Bisogni educativi speciali

Tempo fa, parlando con una collega, ho capito di essere stata una bambina B.E.S. Intendiamoci, all’epoca la sigla era sconosciuta, così come i piani individualizzati e le misure compensative. Tuttavia la dinamica del mio recupero è stata tale che nemmeno il migliore dei p.d.p. avrebbe potuto.
Racconto. Figlia unica tendenzialmente insonne, nei primi anni di vita ho trascorso molte ore, soprattutto della notte, ad ascoltare favole (infinitamente grata ai miei genitori per la loro disponibilità alla lettura). Mai abbastanza. Ero ancora piccola piccola quando ho iniziato a desiderare la mia indipendenza (nella lettura), così ho smesso di guardare le figure e ho chiesto a mia madre di “indicarmi i segnetti”. Poi sono arrivate le meravigliose fiabe sonore della Fabbri (e chi non sa di cosa parlo… ahi lui!) e la strada è andata tutta in discesa.
Così il 1 ottobre (ché allora la scuola era una cosa seria) dell’anno del Signore 19**, sono entrata in classe capace di leggere molto meglio di adesso (l’enfasi delle fiabe sonore mi aveva segnato) e assolutamente incapace di scrivere, anche solo in stampatello, l’iniziale del mio nome.
Ho passato mattine intere in angoscia mentre ascoltavo i compagni ripetere: a—-pe, a——iuo——la… e pomeriggi interi a piangere su quelle a (stupide! stupide!) che messe lì tutte in fila non significavano niente e che, soprattutto, la mia mano rifiutava di tracciare.
Era un pomeriggio di novembre quello in cui la maestra venne a trovarmi. – Chiarisco: all’epoca questa straordinaria donna – che aveva in carico 38 (trentotto) bambini di sei anni – era già nonna, vedova e abitava in un paese a 20 km dalla mia città. – Questa la sua proposta: smettere di fare i compiti e leggere tutto quello che avessi voluto, ma con l’impegno di scriverle (scriverle!?) quello che mi colpiva.
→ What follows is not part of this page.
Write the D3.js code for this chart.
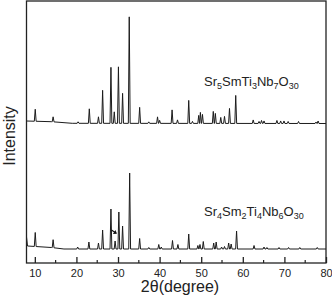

La mia maestra aveva capito che per sbloccarmi avevo bisogno di uno scopo e di un rapporto, per questo aveva deciso di smettere di insegnarmi a scrivere le letterine e di propormi di scrivere i miei pensieri.
Del resto Einstein, che era un genio, doveva pensarla più o meno allo stesso modo quando diceva: “Se si giudica un pesce dalla sua abilità di arrampicarsi sugli alberi passerà tutta la sua vita a credersi stupido”.  Ecco, la mia geniale maestra mi ha aiutato a capire che non era necessario che mi arrampicassi sugli alberi e mi ha insegnato a nuotare (che poi per un’Alicetta…)!
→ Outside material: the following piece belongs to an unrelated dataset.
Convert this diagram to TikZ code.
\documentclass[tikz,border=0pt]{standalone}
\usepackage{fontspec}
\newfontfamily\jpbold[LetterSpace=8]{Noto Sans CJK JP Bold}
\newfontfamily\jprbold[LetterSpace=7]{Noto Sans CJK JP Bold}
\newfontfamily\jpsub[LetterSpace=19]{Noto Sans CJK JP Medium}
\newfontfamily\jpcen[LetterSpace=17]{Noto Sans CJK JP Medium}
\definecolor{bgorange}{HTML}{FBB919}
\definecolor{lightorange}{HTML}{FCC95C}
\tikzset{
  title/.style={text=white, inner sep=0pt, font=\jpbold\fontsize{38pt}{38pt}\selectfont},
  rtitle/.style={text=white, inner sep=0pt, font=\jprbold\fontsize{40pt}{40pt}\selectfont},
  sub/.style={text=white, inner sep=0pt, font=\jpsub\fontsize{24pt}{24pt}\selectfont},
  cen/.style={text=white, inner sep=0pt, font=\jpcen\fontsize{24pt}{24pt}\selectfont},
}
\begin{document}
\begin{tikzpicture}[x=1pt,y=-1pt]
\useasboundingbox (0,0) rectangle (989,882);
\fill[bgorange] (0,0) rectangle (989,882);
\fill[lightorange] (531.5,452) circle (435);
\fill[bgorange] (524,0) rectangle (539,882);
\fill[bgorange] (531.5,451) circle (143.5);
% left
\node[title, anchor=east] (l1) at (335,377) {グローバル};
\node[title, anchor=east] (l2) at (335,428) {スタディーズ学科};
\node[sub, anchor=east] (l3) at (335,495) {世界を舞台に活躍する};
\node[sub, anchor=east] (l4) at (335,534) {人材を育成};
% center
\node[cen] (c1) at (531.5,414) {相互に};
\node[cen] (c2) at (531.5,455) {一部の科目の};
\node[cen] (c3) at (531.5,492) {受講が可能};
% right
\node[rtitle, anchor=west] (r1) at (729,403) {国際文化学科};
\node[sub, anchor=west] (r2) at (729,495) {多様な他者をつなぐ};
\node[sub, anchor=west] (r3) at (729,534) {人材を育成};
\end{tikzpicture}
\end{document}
Ho scritto queste 10n righe per gratitudine verso la piccola grande donna che ho avuto l’onore di avere per maestra (e che da anni se la gode in Paradiso) e per augurare ai miei insegnanti preferiti – cioè a quelli che seguono questo blog – anche solo un millesimo del suo intuito, del suo genio, del suo cuore.